Watson played for Junior Elite, the same club which helped produce Aaron Wan-Bissaka, Emile Smith-Rowe and Djed Spence.

“About 80 per cent of the players from my team went on to play for academies,” he said. “We won pretty much everything. We did the treble and then dispersed. I went to Fulham, Arsenal and West Ham. The one that stuck out to me was West Ham – it was a family feel and I felt comfortable there.

“You need a platform to really express yourself, and West Ham was a team that gave me that. I spent eight years there and until I joined Charlton I had been living away from home since I was 13.

“I was living in Romford in digs when I was at West Ham.”

Watson made the decision in 2020 to join Derby and boost his progression.

“I wanted a club where I could play U23 football at a good standard but ultimately get into the first team,” he said.

“Derby were in the play-offs pretty much every year at that time. Cocu had played at a top level with Barcelona, so it was a dream for me.

“In my first game against Chelsea’s U23s I came on and got a goal and assist within five minutes. Three months later, I made my debut for Derby.”

Watson, now back living with his folks in West Wickham, joined Luton for an undisclosed fee in July 2022 and featured nine times, five in the Championship, as they won the play-offs to reach the Premier League.

The former England U15 international, capped by the Republic of Ireland at U18 and U21 level, made a season-long loan switch to Charlton on September 1.

Watson said: “I’m a local lad and live about 20 minutes away so this really suited me – especially with the club being as big as it is and with the aspirations of the staff and the players.

“Coming off the back of a promotion, I wanted to find somewhere that I could bed myself in, really kick on and make a name for myself.

“I’ve had that feeling of winning promotion and I really want to have that again and this time playing week in, week out. This club is more than capable of doing that and it’s shown that over the last eight games.

“We’re really, really kicking on. We just have to climb the table and get into the play-offs or, who knows, the automatics.

“We’ll take one game at a time and see where we end up but everyone’s goal is to get into those spots.”

Charlton are 14th in the table and  have at least one game in hand of nine of the clubs above them.

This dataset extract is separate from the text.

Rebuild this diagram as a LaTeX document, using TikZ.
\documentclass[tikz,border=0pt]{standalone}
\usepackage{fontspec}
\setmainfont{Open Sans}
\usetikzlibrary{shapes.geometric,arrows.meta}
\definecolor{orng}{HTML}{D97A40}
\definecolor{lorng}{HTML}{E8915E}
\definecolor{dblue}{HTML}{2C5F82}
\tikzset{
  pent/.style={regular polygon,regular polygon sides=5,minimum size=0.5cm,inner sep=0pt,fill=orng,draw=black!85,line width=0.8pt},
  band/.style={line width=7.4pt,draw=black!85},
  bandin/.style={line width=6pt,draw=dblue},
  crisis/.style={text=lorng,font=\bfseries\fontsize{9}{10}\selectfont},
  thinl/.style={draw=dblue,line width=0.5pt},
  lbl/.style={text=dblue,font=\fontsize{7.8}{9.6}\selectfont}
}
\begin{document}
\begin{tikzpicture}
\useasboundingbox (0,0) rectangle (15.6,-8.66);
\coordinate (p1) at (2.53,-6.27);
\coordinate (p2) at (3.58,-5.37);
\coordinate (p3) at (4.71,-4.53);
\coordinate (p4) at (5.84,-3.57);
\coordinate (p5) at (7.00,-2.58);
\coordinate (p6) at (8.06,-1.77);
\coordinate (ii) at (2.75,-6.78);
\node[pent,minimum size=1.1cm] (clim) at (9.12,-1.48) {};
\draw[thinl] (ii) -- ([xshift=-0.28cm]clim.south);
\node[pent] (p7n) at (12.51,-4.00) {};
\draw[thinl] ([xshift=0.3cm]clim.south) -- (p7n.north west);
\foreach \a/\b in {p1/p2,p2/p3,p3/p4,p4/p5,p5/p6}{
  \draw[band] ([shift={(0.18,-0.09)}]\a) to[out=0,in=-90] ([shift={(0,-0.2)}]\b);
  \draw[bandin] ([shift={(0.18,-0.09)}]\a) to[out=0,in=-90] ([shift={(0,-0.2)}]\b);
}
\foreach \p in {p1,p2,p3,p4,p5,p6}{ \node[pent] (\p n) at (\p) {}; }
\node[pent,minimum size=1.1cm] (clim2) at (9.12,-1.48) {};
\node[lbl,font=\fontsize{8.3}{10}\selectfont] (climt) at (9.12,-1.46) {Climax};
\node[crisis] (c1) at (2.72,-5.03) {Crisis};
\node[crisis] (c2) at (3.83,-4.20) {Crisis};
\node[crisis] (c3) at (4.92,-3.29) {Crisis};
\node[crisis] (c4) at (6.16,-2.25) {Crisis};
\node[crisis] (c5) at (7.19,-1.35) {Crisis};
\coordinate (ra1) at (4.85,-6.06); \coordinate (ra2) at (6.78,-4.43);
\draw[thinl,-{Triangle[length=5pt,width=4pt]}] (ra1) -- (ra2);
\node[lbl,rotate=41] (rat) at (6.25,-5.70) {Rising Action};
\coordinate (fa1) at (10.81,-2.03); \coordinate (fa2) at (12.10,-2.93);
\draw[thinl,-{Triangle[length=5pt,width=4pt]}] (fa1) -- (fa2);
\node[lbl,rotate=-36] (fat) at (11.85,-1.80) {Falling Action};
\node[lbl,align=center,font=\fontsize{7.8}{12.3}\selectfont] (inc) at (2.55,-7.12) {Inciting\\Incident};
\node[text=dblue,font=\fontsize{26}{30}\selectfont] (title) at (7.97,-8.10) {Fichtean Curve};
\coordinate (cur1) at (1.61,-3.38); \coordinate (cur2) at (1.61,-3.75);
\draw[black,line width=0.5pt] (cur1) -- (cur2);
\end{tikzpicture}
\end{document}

The gap to the play-offs is five points.

Head coach Michael Appleton is unbeaten in the league since replacing Dean Holden and will look to extend that sequence to six matches by seeing off Reading in SE7 tomorrow.

Watson saw first hand how Luton gained momentum as the 2022-23 campaign progressed.

“Football is crazy,” he said. “I experienced a lot last year. We struggled for the first six to eight games. We were picking up points but not really wins and then it took a turn, like it has here.

“With every club and every situation, you’re going to have good and bad spells but it’s just about keeping level-headed and knowing what you need to do to get into that spot.

“I feel as though we have steadied the ship and now it’s about sailing into the play-offs.

“We know we’re more than capable of doing it, but it’s just about less talk and more action – getting the job done.”

Watson scored the first goal of his career in Charlton’s 4-2 EFL Trophy win over Aston Villa U21s last week in front of a sparse crowd of 1,276.

“When I get one in front of a full stadium it will be a special moment,” he said.

“I did blow a kiss to my mum anyway, because I said I would get her a goal soon. She’s been waiting a while. I dedicated the goal to her as well.”